Digital Verification as an Alternative

Paper bank extracts are increasingly being replaced by digital verification, especially in lending. Services like Plaid, Finicity (now part of Mastercard), and Experian Verify connect directly to your bank account with your authorization and pull verified transaction data electronically. This approach is faster, harder to forge than a PDF, and often preferred by lenders because it eliminates the risk of altered documents entirely.

If a third party gives you a choice between uploading bank statements and authorizing a digital verification, the digital route is usually simpler and processes faster. The main exception is when the requesting party specifically needs a physical, certified document — which, again, is most common in international and certain legal contexts.

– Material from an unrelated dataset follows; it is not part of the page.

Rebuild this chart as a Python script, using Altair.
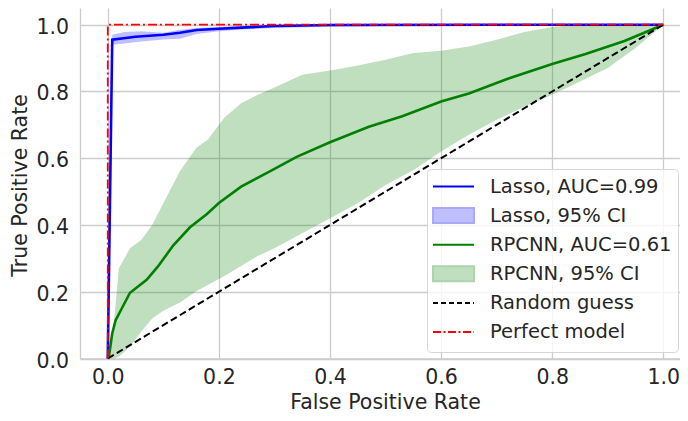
import altair as alt
import pandas as pd

# ---------------- data ----------------
# Lasso mean ROC curve
lasso_fpr = [0.0, 0.008, 0.05, 0.10, 0.13, 0.16, 0.20, 0.25, 0.30, 0.40, 0.70, 1.0]
lasso_tpr = [0.0, 0.955, 0.964, 0.970, 0.976, 0.984, 0.988, 0.992, 0.996, 0.999, 1.0, 1.0]

# Lasso 95% CI band
lasso_ci_fpr = [0.0, 0.008, 0.03, 0.06, 0.10, 0.13, 0.16, 0.20, 0.25, 0.30, 0.40, 0.50, 0.62, 0.70, 1.0]
lasso_ci_lo = [0.0, 0.940, 0.944, 0.950, 0.956, 0.958, 0.972, 0.980, 0.986, 0.990, 0.994, 0.996, 0.998, 1.0, 1.0]
lasso_ci_hi = [0.0, 0.970, 0.978, 0.980, 0.976, 0.985, 0.990, 0.993, 0.996, 0.998, 1.0, 1.0, 1.0, 1.0, 1.0]

# RPCNN mean ROC curve
rpcnn_fpr = [0.0, 0.002, 0.008, 0.014, 0.023, 0.04, 0.07, 0.09, 0.118, 0.148, 0.178, 0.20,
             0.24, 0.29, 0.34, 0.40, 0.47, 0.53, 0.60, 0.65, 0.72, 0.80, 0.86, 0.93, 1.0]
rpcnn_tpr = [0.0, 0.006, 0.075, 0.114, 0.143, 0.197, 0.236, 0.275, 0.339, 0.393, 0.432, 0.466,
             0.515, 0.559, 0.604, 0.648, 0.694, 0.726, 0.770, 0.794, 0.838, 0.882, 0.912, 0.951, 1.0]

# RPCNN 95% CI band
rpcnn_ci_fpr = [0.0, 0.01, 0.02, 0.04, 0.06, 0.08, 0.10, 0.13, 0.16, 0.18, 0.21, 0.24, 0.27, 0.30,
                0.35, 0.40, 0.45, 0.50, 0.55, 0.60, 0.65, 0.70, 0.75, 0.80, 0.85, 0.90, 0.95, 1.0]
rpcnn_ci_lo = [0.0, 0.0, 0.005, 0.036, 0.080, 0.120, 0.143, 0.168, 0.202, 0.220, 0.247, 0.277, 0.307, 0.330,
               0.375, 0.420, 0.465, 0.520, 0.564, 0.620, 0.670, 0.715, 0.755, 0.790, 0.830, 0.870, 0.930, 1.0]
rpcnn_ci_hi = [0.0, 0.090, 0.270, 0.330, 0.355, 0.400, 0.465, 0.562, 0.632, 0.655, 0.722, 0.765, 0.790, 0.812,
               0.850, 0.863, 0.878, 0.895, 0.915, 0.922, 0.935, 0.955, 0.978, 0.993, 1.0, 1.0, 1.0, 1.0]

# reference lines
random_fpr = [0.0, 1.0]
random_tpr = [0.0, 1.0]
perfect_fpr = [0.0, 0.0, 1.0]
perfect_tpr = [0.0, 1.0, 1.0]

legend_labels = ["Lasso, AUC=0.99", "Lasso, 95% CI", "RPCNN, AUC=0.61",
                 "RPCNN, 95% CI", "Random guess", "Perfect model"]
tick_values = [0.0, 0.2, 0.4, 0.6, 0.8, 1.0]

# ---------------- styling ----------------
FONT = "DejaVu Sans"
TXT = "#262626"
BLUE = "#0000ff"
GREEN = "#008000"

# invisible moves give every legend symbol the same bounding box
line_path = "M-2,-0.9M2,0.9M-2,0H2"
rect_path = "M-2,-0.9M2,0.9M-2,-0.73H2V0.73H-2Z"
leg_shapes = [line_path, rect_path, line_path, rect_path, line_path, line_path]
leg_strokes = [BLUE, "#a9a9fb", GREEN, "#acd4ac", "#000000", "#ff0000"]
leg_fills = ["transparent", "#bfbfff", "transparent", "#bfdfbf", "transparent", "transparent"]
leg_dashes = [[1, 0], [1, 0], [1, 0], [1, 0], [5, 3], [8, 2.5, 2, 2.5]]


def df_line(xs, ys):
    return pd.DataFrame({"fpr": xs, "tpr": ys, "i": list(range(len(xs)))})


def df_band(xs, lo, hi):
    return pd.DataFrame({"fpr": xs, "lo": lo, "hi": hi})


X = alt.X(
    "fpr:Q",
    scale=alt.Scale(domain=[-0.05, 1.03], nice=False, zero=False),
    axis=alt.Axis(
        title="False Positive Rate", values=tick_values, format=".1f",
        labelPadding=9.3, labelBaseline="top",
        titleX=305, titleY=49.7, titleAlign="center", titleBaseline="alphabetic",
    ),
)
Y_AXIS = alt.Axis(
    title="True Positive Rate", values=tick_values, format=".1f",
    labelPadding=11.5, labelOffset=2.5,
    titleX=-54, titleY=177, titleAlign="center", titleBaseline="alphabetic", titleAngle=270,
)
Y_SCALE = alt.Scale(domain=[0, 1.05], nice=False, zero=False)


def y_line():
    return alt.Y("tpr:Q", scale=Y_SCALE, axis=Y_AXIS)


band_lasso = alt.Chart(df_band(lasso_ci_fpr, lasso_ci_lo, lasso_ci_hi)).mark_area(
    color=BLUE, opacity=0.25
).encode(x=X, y=alt.Y("lo:Q", scale=Y_SCALE, axis=Y_AXIS), y2="hi:Q")

band_rpcnn = alt.Chart(df_band(rpcnn_ci_fpr, rpcnn_ci_lo, rpcnn_ci_hi)).mark_area(
    color=GREEN, opacity=0.25
).encode(x=X, y=alt.Y("lo:Q", scale=Y_SCALE, axis=Y_AXIS), y2="hi:Q")

line_lasso = alt.Chart(df_line(lasso_fpr, lasso_tpr)).mark_line(
    color=BLUE, strokeWidth=2.6
).encode(x=X, y=y_line(), order="i:Q")

line_rpcnn = alt.Chart(df_line(rpcnn_fpr, rpcnn_tpr)).mark_line(
    color=GREEN, strokeWidth=2.6
).encode(x=X, y=y_line(), order="i:Q")

line_random = alt.Chart(df_line(random_fpr, random_tpr)).mark_line(
    color="#000000", strokeWidth=2, strokeDash=[7, 3.5]
).encode(x=X, y=y_line(), order="i:Q")

line_perfect = alt.Chart(df_line(perfect_fpr, perfect_tpr)).mark_line(
    color="#ff0000", strokeWidth=1.8, strokeDash=[9, 3, 2, 3]
).encode(x=X, y=y_line(), order="i:Q")

legend = alt.Legend(
    title=None, orient="none", legendX=347, legendY=161,
    padding=6, symbolSize=420, symbolStrokeWidth=2, symbolOffset=9,
    labelOffset=25, labelFont=FONT, labelFontSize=19.5, labelColor=TXT,
    labelLimit=400, rowPadding=2.1,
    strokeColor="#d6d6d6", cornerRadius=4, fillColor="rgba(255,255,255,0.8)",
)
leg_df = pd.DataFrame({"series": legend_labels})
legend_layer = alt.Chart(leg_df).mark_point(size=0, opacity=1, filled=True).encode(
    fill=alt.Fill("series:N", scale=alt.Scale(domain=legend_labels, range=leg_fills), legend=legend),
    stroke=alt.Stroke("series:N", scale=alt.Scale(domain=legend_labels, range=leg_strokes), legend=legend),
    shape=alt.Shape("series:N", scale=alt.Scale(domain=legend_labels, range=leg_shapes), legend=legend),
    strokeDash=alt.StrokeDash("series:N", scale=alt.Scale(domain=legend_labels, range=leg_dashes), legend=legend),
)

chart = alt.layer(
    band_lasso, band_rpcnn, line_lasso, line_rpcnn, line_random, line_perfect, legend_layer
).properties(
    width=600, height=350.5,
    autosize=alt.AutoSizeParams(type="none"),
    padding={"left": 72, "top": 0, "right": 0, "bottom": 54.5},
).configure_view(
    strokeWidth=0
).configure_axis(
    grid=True, gridColor="#cccccc", gridWidth=1.3,
    domainColor="#cccccc", domainWidth=1.3,
    ticks=False, tickSize=0,
    labelFont=FONT, labelFontSize=20.5, labelColor=TXT,
    titleFont=FONT, titleFontSize=20.5, titleColor=TXT, titleFontWeight="normal",
)

chart.save("out.html", embed_options={"renderer": "svg", "actions": False})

Bank Extract vs. Standard Statement

The practical differences come down to three things: date range flexibility, authentication, and who prepared it.

  • Date range: Standard statements follow a fixed monthly or quarterly cycle. A bank extract can cover any custom period you request, letting you isolate activity relevant to a specific transaction or legal matter.
  • Authentication: Standard statements carry no official bank endorsement beyond being generated by the bank’s system. Certified extracts include a stamp, signature, seal, or digital certificate confirming the bank vouches for the document’s accuracy.
  • Preparation: Standard statements are generated automatically. Extracts are custom-prepared by bank staff in response to your specific request, which is why they sometimes carry a fee and require processing time.

For most everyday needs — budgeting, routine loan applications, tax preparation — a standard statement or online download is sufficient. Reserve the certified extract for situations where a third party explicitly demands one, particularly international submissions and contested legal matters where document authenticity is at issue.